Initialize a ZarrSaver instance.

PARAMETER DESCRIPTION
file_path

The path to the Zarr container to create or open. This can be a local path or a URL to a supported remote storage backend.

TYPE: str

dataset_name

Name of the dataset within the Zarr store.

TYPE: str DEFAULT: 'dataset'

approach

One of 'append', 'overwrite', or 'update', determining how data is saved when the dataset already exists.

TYPE: Literal['append', 'overwrite', 'update'] DEFAULT: 'append'

Notes
  • The file_path parameter can accept various types of storage locations depending on the zarr plugins installed. This includes local file paths, S3 URLs, etc.
  • For cloud storage options, you may need to install additional dependencies such as s3fs for Amazon S3 access.

approach = approach.strip().lower()

dataset_name = dataset_name

file_path = file_path

save(data, indices=None, **kwargs)

Saves the data to a Zarr array according to the specified approach.

This method implements the abstract save method from the Saver base class. It persists the provided data to a Zarr array using the configured approach (append, overwrite, or update).

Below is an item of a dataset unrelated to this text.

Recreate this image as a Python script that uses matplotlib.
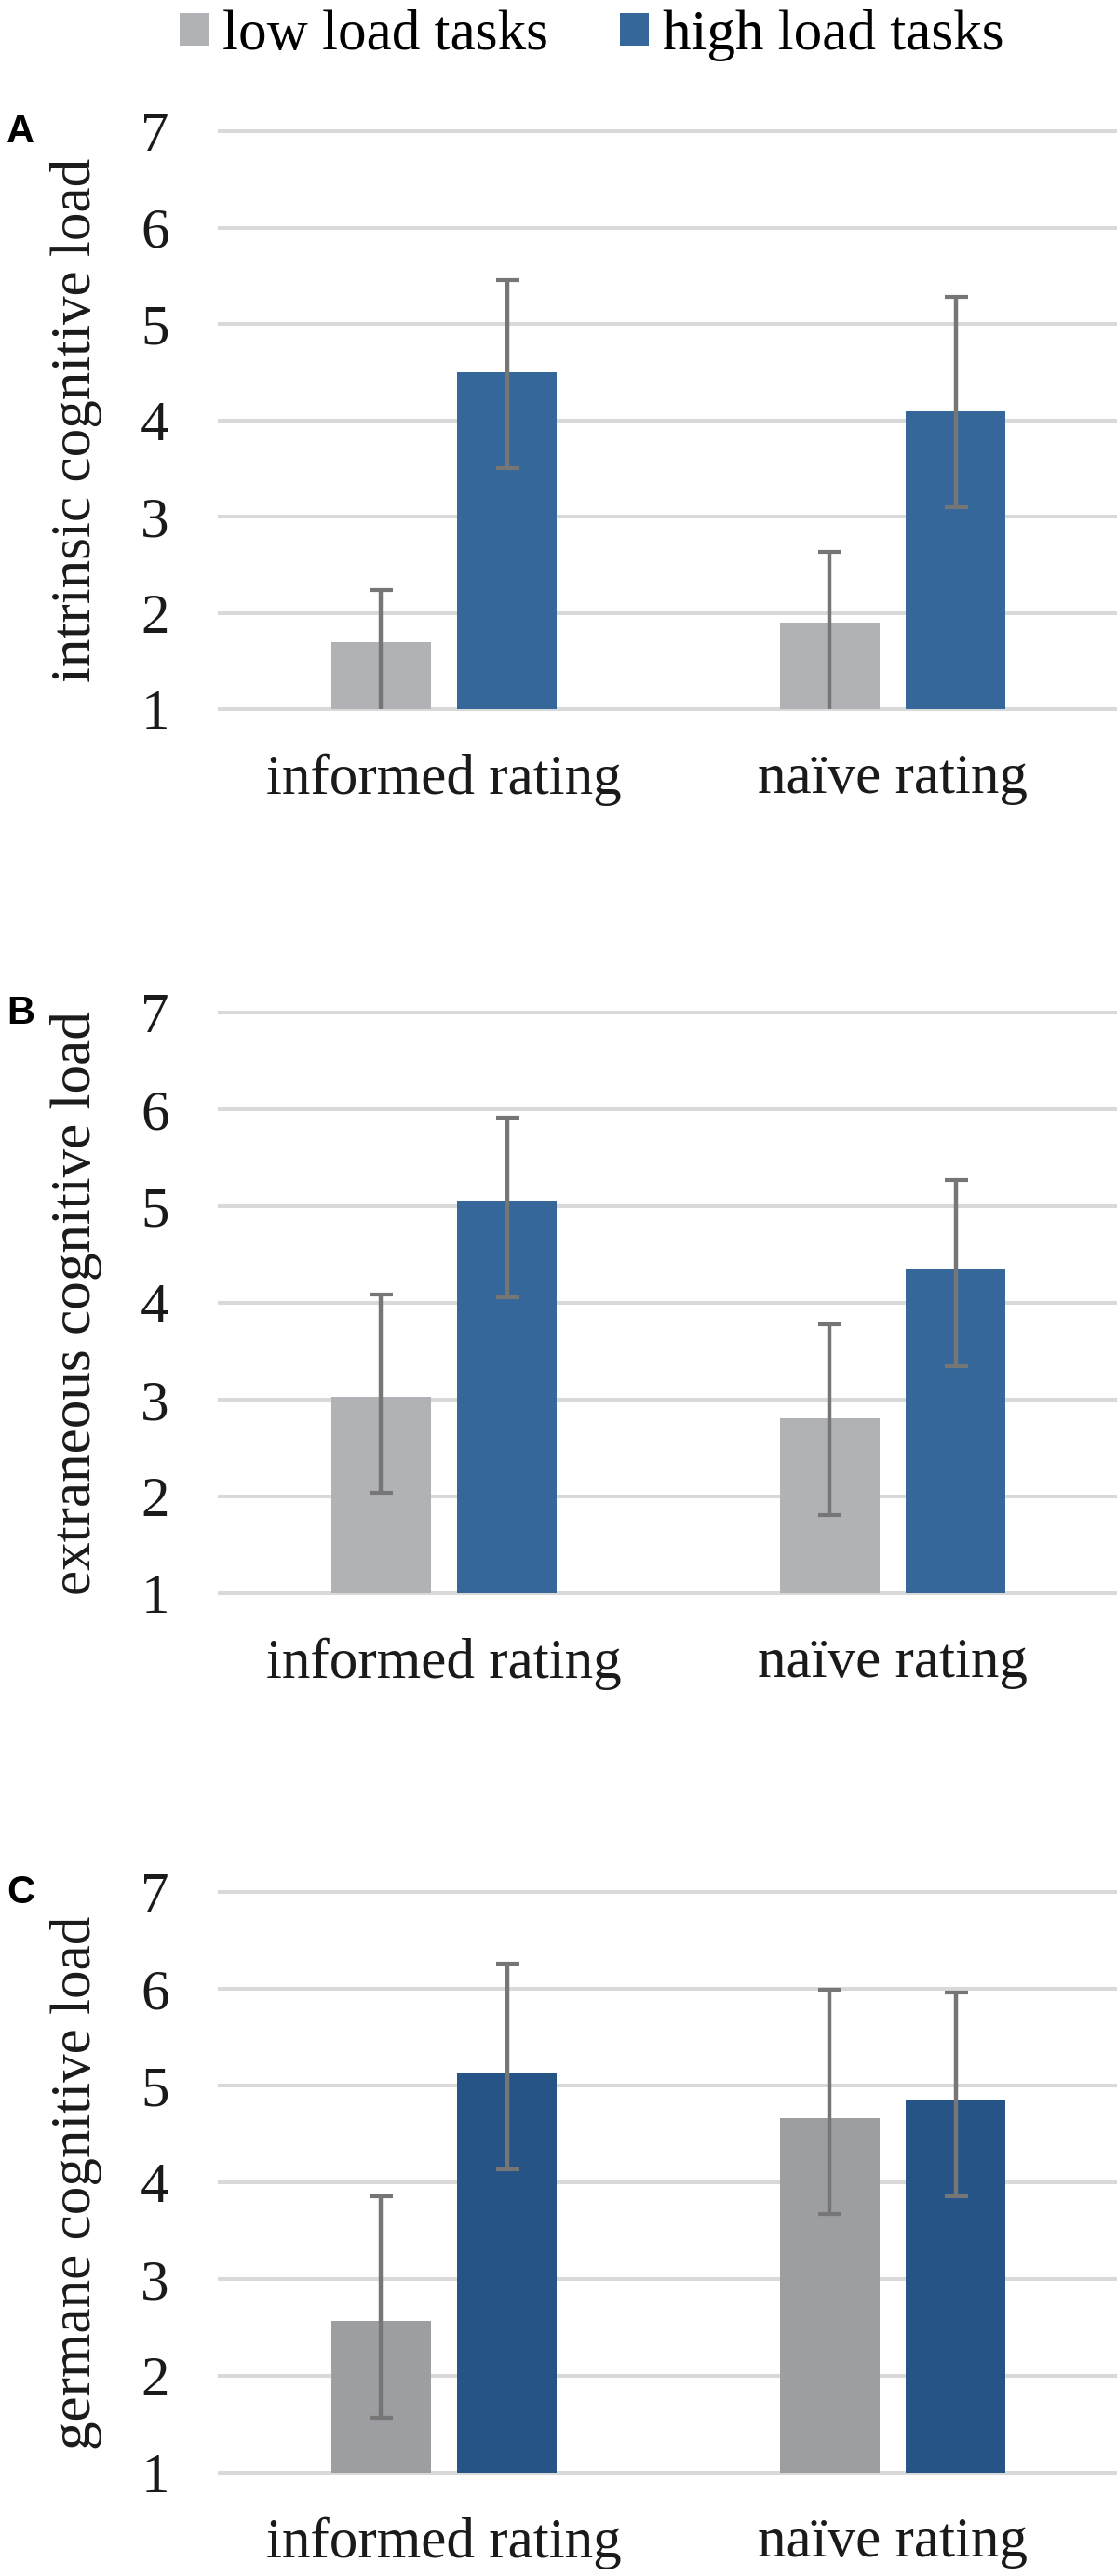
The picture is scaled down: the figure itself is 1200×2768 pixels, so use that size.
import matplotlib
matplotlib.use("Agg")
import matplotlib.pyplot as plt
import numpy as np

# categories and series
categories = ["informed rating", "naïve rating"]
series = ["low load tasks", "high load tasks"]
panel_letters = ["A", "B", "C"]
ylabels = ["intrinsic cognitive load", "extraneous cognitive load", "germane cognitive load"]

# bar heights per panel: [low, high] x [informed, naive]
low_vals = [[1.70, 1.90], [3.03, 2.81], [2.57, 4.66]]
high_vals = [[4.50, 4.09], [5.05, 4.35], [5.13, 4.86]]

# error bar ends (lower bound, upper bound)
low_err_lo = [[0.90, 0.90], [2.04, 1.81], [1.57, 3.67]]
low_err_hi = [[2.24, 2.63], [4.09, 3.78], [3.86, 5.99]]
high_err_lo = [[3.50, 3.10], [4.06, 3.35], [4.13, 3.86]]
high_err_hi = [[5.45, 5.28], [5.91, 5.27], [6.26, 5.96]]

yticks = [1, 2, 3, 4, 5, 6, 7]

# colours (panel C uses slightly darker fills)
gray_cols = ["#b1b2b6", "#b1b2b6", "#9d9ea2"]
blue_cols = ["#35679a", "#35679a", "#265487"]
err_col = "#767676"
grid_col = "#d9d9d9"

plt.rcParams["font.family"] = ["Liberation Serif", "DejaVu Serif"]

W, H = 1200, 2768
fig = plt.figure(figsize=(W / 100, H / 100), dpi=100)

# axes boxes in pixels: (top, bottom)
boxes = [(141, 762), (1088, 1712), (2033, 2657)]
left_px = 236

x = np.arange(len(categories))
off = 0.141
bw = 0.222

handles = []
for i, (top, bot) in enumerate(boxes):
    ax = fig.add_axes([left_px / W, 1 - bot / H, 1 - left_px / W, (bot - top) / H])
    lv = np.array(low_vals[i])
    hv = np.array(high_vals[i])
    b1 = ax.bar(x - off, lv - 1, bottom=1, width=bw, color=gray_cols[i], zorder=2)
    b2 = ax.bar(x + off, hv - 1, bottom=1, width=bw, color=blue_cols[i], zorder=2)
    if i == 0:
        handles = [b1, b2]
    ax.errorbar(x - off, lv, yerr=[lv - np.array(low_err_lo[i]), np.array(low_err_hi[i]) - lv],
                fmt="none", ecolor=err_col, elinewidth=3.2, capsize=9, capthick=3, zorder=3)
    ax.errorbar(x + off, hv, yerr=[hv - np.array(high_err_lo[i]), np.array(high_err_hi[i]) - hv],
                fmt="none", ecolor=err_col, elinewidth=3.2, capsize=9, capthick=3, zorder=3)

    ax.set_ylim(1, 7)
    ax.set_xlim(-0.5, 1.5)
    ax.set_yticks(yticks)
    ax.set_xticks(x)
    ax.set_xticklabels(categories)
    ax.tick_params(axis="both", length=0, labelsize=44, colors="#1a1a1a")
    ax.tick_params(axis="y", pad=39)
    ax.tick_params(axis="x", pad=34)
    for s in ax.spines.values():
        s.set_visible(False)
    ax.grid(axis="y", color=grid_col, linewidth=2.9, zorder=0)
    ax.set_axisbelow(True)
    for gl in ax.get_ygridlines():
        gl.set_clip_on(False)

    ax.set_ylabel(ylabels[i], fontsize=44, color="#1a1a1a")
    ax.yaxis.set_label_coords(-0.131, 0.5)

    fig.text(7 / W, 1 - (top - 19) / H, panel_letters[i], family="Liberation Sans",
             fontweight="bold", fontsize=30, va="top", ha="left")

fig.legend(handles, series, loc="center", bbox_to_anchor=(636 / W, 1 - 38 / H), ncol=2,
           frameon=False, fontsize=44, handlelength=0.5, handleheight=0.5,
           handletextpad=0.25, columnspacing=1.26, borderpad=0, borderaxespad=0)

fig.savefig("out.png", dpi=100, facecolor="white")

The method handles creating new arrays if they don't exist (for append and overwrite approaches) or modifying existing arrays. It automatically converts the input data to a numpy array before saving.

PARAMETER DESCRIPTION
data

A list of results to save. The data will be converted to a numpy array before saving to Zarr.

TYPE: list[Any]

indices

Required when approach is 'update', specifies the indices where data should be written in the existing array. Must match the shape and dimensionality of the input data.

TYPE: Any | None DEFAULT: None

**kwargs

Additional keyword arguments passed to zarr.create_array or zarr.open_array. Common options include:

  • chunks: Chunk shape
  • dtype: Data type
  • compressor: Compression method (default: Blosc)
  • filters: Pre-compression filters

TYPE: dict[str, Any] DEFAULT: {}

RAISES DESCRIPTION
ImportError

If the zarr library is not installed.

ValueError

If approach is 'update' but indices is None.

FileNotFoundError

If attempting to update a non-existent array.

TypeError

If the data cannot be converted to a numpy array.

Examples:

Saving data with append approach:

saver = ZarrSaver("results.zarr")

# First save creates the array
saver.save([1, 2, 3, 4, 5])

# Subsequent saves append to it
saver.save([6, 7, 8, 9, 10])

Saving with custom chunk size and compression:

import numcodecs

saver = ZarrSaver("compressed_results.zarr")

# Save with customized storage parameters
compressor = numcodecs.Blosc(cname='zstd', clevel=9)
saver.save(
    large_dataset,
    chunks=(1000,),
    compressor=compressor
)

Updating specific indices:

saver = ZarrSaver("timeseries.zarr", approach="update")

# Update values at specific positions
new_values = [99.5, 98.3, 97.8]
indices = [10, 20, 30]  # Positions to update
saver.save(new_values, indices=indices)
Notes
  • The append operation is optimized for adding new data to existing arrays without reading the entire array into memory.
  • For large datasets, consider specifying appropriate chunk sizes in kwargs when creating the array for the first time.
  • When updating, the indices and data must have compatible shapes.
  • Unlike HDF5, zarr supports concurrent reads and writes from multiple processes, making it suitable for distributed computing environments.